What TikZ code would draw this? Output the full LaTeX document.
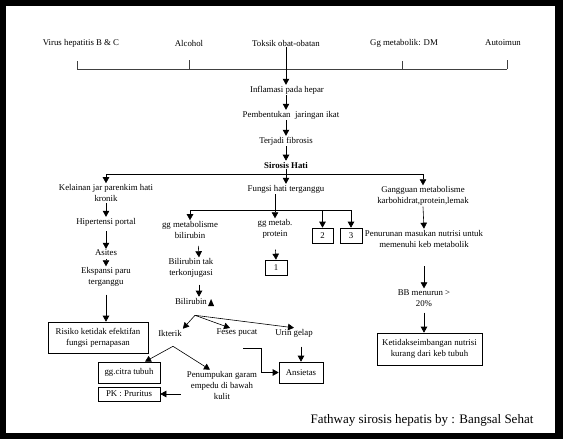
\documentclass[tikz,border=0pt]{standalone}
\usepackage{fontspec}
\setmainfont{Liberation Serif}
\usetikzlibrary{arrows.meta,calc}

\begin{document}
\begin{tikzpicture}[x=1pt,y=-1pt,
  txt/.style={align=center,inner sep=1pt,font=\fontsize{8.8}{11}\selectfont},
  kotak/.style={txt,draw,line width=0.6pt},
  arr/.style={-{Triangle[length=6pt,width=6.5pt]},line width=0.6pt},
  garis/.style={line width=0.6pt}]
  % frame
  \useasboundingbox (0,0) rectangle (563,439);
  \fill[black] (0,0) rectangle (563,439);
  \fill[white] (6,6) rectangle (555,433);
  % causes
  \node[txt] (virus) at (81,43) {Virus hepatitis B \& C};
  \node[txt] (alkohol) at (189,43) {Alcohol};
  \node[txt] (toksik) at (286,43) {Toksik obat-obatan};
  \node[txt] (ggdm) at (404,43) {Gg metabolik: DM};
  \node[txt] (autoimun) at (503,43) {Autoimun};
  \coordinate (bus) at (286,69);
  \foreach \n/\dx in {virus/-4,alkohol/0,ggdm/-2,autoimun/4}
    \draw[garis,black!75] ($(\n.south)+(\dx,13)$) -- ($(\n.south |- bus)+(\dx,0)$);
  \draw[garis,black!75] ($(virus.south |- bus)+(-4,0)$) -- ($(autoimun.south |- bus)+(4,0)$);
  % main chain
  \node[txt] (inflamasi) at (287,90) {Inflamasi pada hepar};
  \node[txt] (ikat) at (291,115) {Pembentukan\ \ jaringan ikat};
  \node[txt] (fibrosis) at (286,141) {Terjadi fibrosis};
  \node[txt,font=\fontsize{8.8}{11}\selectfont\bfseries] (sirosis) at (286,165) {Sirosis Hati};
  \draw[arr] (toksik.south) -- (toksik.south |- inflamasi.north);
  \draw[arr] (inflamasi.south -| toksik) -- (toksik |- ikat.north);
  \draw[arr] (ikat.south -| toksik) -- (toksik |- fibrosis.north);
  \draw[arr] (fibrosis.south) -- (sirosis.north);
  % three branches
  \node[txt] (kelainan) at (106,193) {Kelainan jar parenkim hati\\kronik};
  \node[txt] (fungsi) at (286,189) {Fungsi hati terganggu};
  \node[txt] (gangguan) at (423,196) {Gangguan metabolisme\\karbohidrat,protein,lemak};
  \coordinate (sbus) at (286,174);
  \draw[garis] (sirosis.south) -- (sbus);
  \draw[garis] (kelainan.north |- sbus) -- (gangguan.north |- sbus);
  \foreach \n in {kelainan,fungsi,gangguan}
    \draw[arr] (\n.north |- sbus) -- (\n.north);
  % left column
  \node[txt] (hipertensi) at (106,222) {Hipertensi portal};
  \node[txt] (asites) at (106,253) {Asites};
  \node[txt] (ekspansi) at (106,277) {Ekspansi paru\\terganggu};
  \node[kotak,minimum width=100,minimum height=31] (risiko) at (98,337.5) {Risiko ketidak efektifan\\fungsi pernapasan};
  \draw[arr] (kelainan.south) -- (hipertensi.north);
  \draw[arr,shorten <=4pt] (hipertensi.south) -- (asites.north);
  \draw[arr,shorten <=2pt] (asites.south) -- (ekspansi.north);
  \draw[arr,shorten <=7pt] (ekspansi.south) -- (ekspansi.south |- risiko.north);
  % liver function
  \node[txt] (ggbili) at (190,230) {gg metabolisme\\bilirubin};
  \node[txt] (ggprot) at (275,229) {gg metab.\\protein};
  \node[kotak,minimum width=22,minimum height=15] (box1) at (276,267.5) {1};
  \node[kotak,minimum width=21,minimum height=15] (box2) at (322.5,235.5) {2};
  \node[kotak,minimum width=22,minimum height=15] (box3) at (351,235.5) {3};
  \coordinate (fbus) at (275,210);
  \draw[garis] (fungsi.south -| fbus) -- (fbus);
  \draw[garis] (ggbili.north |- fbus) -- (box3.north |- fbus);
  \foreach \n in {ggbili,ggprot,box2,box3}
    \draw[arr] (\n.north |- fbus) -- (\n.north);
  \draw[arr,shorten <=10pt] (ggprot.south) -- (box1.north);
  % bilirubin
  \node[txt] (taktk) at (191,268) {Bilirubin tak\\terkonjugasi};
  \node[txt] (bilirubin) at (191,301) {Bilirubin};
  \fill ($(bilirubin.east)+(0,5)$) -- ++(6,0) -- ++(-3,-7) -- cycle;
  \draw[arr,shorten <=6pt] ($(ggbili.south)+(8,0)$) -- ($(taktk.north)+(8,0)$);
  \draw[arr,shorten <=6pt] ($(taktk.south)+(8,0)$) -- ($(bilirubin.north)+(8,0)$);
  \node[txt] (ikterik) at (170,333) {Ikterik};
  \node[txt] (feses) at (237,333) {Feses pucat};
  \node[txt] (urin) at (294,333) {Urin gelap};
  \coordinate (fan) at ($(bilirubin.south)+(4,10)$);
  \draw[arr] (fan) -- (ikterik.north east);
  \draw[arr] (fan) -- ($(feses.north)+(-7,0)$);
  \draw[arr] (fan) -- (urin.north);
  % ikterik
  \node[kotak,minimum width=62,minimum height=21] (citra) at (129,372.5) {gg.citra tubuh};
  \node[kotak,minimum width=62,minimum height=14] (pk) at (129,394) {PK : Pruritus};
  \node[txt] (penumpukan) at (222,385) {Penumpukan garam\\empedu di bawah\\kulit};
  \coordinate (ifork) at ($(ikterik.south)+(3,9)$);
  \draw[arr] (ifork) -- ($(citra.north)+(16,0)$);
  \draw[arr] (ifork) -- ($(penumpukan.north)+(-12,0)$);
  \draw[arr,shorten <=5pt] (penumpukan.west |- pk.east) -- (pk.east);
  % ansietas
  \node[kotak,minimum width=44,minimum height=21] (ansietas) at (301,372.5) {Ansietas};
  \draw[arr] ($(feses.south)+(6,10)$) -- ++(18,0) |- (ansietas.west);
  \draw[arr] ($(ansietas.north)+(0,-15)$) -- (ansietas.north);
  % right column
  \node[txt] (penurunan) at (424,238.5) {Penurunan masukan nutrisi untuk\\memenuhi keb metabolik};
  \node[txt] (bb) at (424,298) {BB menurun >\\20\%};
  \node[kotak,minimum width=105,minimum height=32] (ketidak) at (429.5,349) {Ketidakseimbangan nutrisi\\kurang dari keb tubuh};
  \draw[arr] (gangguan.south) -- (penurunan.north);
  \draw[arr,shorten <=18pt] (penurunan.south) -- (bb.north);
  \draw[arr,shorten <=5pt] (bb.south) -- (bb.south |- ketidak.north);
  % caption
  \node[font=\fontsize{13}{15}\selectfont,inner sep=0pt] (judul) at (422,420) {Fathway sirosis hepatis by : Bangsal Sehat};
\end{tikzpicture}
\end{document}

▸ **EXERCISE OBJECTIVE**: Leave out the pictures and give the listing above again exactly.

▸ **RESPONSE BELOW**:
What TikZ code would draw this? Output the full LaTeX document.
\documentclass[tikz,border=0pt]{standalone}
\usepackage{fontspec}
\setmainfont{Liberation Serif}
\usetikzlibrary{arrows.meta,calc}

\begin{document}
\begin{tikzpicture}[x=1pt,y=-1pt,
  txt/.style={align=center,inner sep=1pt,font=\fontsize{8.8}{11}\selectfont},
  kotak/.style={txt,draw,line width=0.6pt},
  arr/.style={-{Triangle[length=6pt,width=6.5pt]},line width=0.6pt},
  garis/.style={line width=0.6pt}]
  % frame
  \useasboundingbox (0,0) rectangle (563,439);
  \fill[black] (0,0) rectangle (563,439);
  \fill[white] (6,6) rectangle (555,433);
  % causes
  \node[txt] (virus) at (81,43) {Virus hepatitis B \& C};
  \node[txt] (alkohol) at (189,43) {Alcohol};
  \node[txt] (toksik) at (286,43) {Toksik obat-obatan};
  \node[txt] (ggdm) at (404,43) {Gg metabolik: DM};
  \node[txt] (autoimun) at (503,43) {Autoimun};
  \coordinate (bus) at (286,69);
  \foreach \n/\dx in {virus/-4,alkohol/0,ggdm/-2,autoimun/4}
    \draw[garis,black!75] ($(\n.south)+(\dx,13)$) -- ($(\n.south |- bus)+(\dx,0)$);
  \draw[garis,black!75] ($(virus.south |- bus)+(-4,0)$) -- ($(autoimun.south |- bus)+(4,0)$);
  % main chain
  \node[txt] (inflamasi) at (287,90) {Inflamasi pada hepar};
  \node[txt] (ikat) at (291,115) {Pembentukan\ \ jaringan ikat};
  \node[txt] (fibrosis) at (286,141) {Terjadi fibrosis};
  \node[txt,font=\fontsize{8.8}{11}\selectfont\bfseries] (sirosis) at (286,165) {Sirosis Hati};
  \draw[arr] (toksik.south) -- (toksik.south |- inflamasi.north);
  \draw[arr] (inflamasi.south -| toksik) -- (toksik |- ikat.north);
  \draw[arr] (ikat.south -| toksik) -- (toksik |- fibrosis.north);
  \draw[arr] (fibrosis.south) -- (sirosis.north);
  % three branches
  \node[txt] (kelainan) at (106,193) {Kelainan jar parenkim hati\\kronik};
  \node[txt] (fungsi) at (286,189) {Fungsi hati terganggu};
  \node[txt] (gangguan) at (423,196) {Gangguan metabolisme\\karbohidrat,protein,lemak};
  \coordinate (sbus) at (286,174);
  \draw[garis] (sirosis.south) -- (sbus);
  \draw[garis] (kelainan.north |- sbus) -- (gangguan.north |- sbus);
  \foreach \n in {kelainan,fungsi,gangguan}
    \draw[arr] (\n.north |- sbus) -- (\n.north);
  % left column
  \node[txt] (hipertensi) at (106,222) {Hipertensi portal};
  \node[txt] (asites) at (106,253) {Asites};
  \node[txt] (ekspansi) at (106,277) {Ekspansi paru\\terganggu};
  \node[kotak,minimum width=100,minimum height=31] (risiko) at (98,337.5) {Risiko ketidak efektifan\\fungsi pernapasan};
  \draw[arr] (kelainan.south) -- (hipertensi.north);
  \draw[arr,shorten <=4pt] (hipertensi.south) -- (asites.north);
  \draw[arr,shorten <=2pt] (asites.south) -- (ekspansi.north);
  \draw[arr,shorten <=7pt] (ekspansi.south) -- (ekspansi.south |- risiko.north);
  % liver function
  \node[txt] (ggbili) at (190,230) {gg metabolisme\\bilirubin};
  \node[txt] (ggprot) at (275,229) {gg metab.\\protein};
  \node[kotak,minimum width=22,minimum height=15] (box1) at (276,267.5) {1};
  \node[kotak,minimum width=21,minimum height=15] (box2) at (322.5,235.5) {2};
  \node[kotak,minimum width=22,minimum height=15] (box3) at (351,235.5) {3};
  \coordinate (fbus) at (275,210);
  \draw[garis] (fungsi.south -| fbus) -- (fbus);
  \draw[garis] (ggbili.north |- fbus) -- (box3.north |- fbus);
  \foreach \n in {ggbili,ggprot,box2,box3}
    \draw[arr] (\n.north |- fbus) -- (\n.north);
  \draw[arr,shorten <=10pt] (ggprot.south) -- (box1.north);
  % bilirubin
  \node[txt] (taktk) at (191,268) {Bilirubin tak\\terkonjugasi};
  \node[txt] (bilirubin) at (191,301) {Bilirubin};
  \fill ($(bilirubin.east)+(0,5)$) -- ++(6,0) -- ++(-3,-7) -- cycle;
  \draw[arr,shorten <=6pt] ($(ggbili.south)+(8,0)$) -- ($(taktk.north)+(8,0)$);
  \draw[arr,shorten <=6pt] ($(taktk.south)+(8,0)$) -- ($(bilirubin.north)+(8,0)$);
  \node[txt] (ikterik) at (170,333) {Ikterik};
  \node[txt] (feses) at (237,333) {Feses pucat};
  \node[txt] (urin) at (294,333) {Urin gelap};
  \coordinate (fan) at ($(bilirubin.south)+(4,10)$);
  \draw[arr] (fan) -- (ikterik.north east);
  \draw[arr] (fan) -- ($(feses.north)+(-7,0)$);
  \draw[arr] (fan) -- (urin.north);
  % ikterik
  \node[kotak,minimum width=62,minimum height=21] (citra) at (129,372.5) {gg.citra tubuh};
  \node[kotak,minimum width=62,minimum height=14] (pk) at (129,394) {PK : Pruritus};
  \node[txt] (penumpukan) at (222,385) {Penumpukan garam\\empedu di bawah\\kulit};
  \coordinate (ifork) at ($(ikterik.south)+(3,9)$);
  \draw[arr] (ifork) -- ($(citra.north)+(16,0)$);
  \draw[arr] (ifork) -- ($(penumpukan.north)+(-12,0)$);
  \draw[arr,shorten <=5pt] (penumpukan.west |- pk.east) -- (pk.east);
  % ansietas
  \node[kotak,minimum width=44,minimum height=21] (ansietas) at (301,372.5) {Ansietas};
  \draw[arr] ($(feses.south)+(6,10)$) -- ++(18,0) |- (ansietas.west);
  \draw[arr] ($(ansietas.north)+(0,-15)$) -- (ansietas.north);
  % right column
  \node[txt] (penurunan) at (424,238.5) {Penurunan masukan nutrisi untuk\\memenuhi keb metabolik};
  \node[txt] (bb) at (424,298) {BB menurun >\\20\%};
  \node[kotak,minimum width=105,minimum height=32] (ketidak) at (429.5,349) {Ketidakseimbangan nutrisi\\kurang dari keb tubuh};
  \draw[arr] (gangguan.south) -- (penurunan.north);
  \draw[arr,shorten <=18pt] (penurunan.south) -- (bb.north);
  \draw[arr,shorten <=5pt] (bb.south) -- (bb.south |- ketidak.north);
  % caption
  \node[font=\fontsize{13}{15}\selectfont,inner sep=0pt] (judul) at (422,420) {Fathway sirosis hepatis by : Bangsal Sehat};
\end{tikzpicture}
\end{document}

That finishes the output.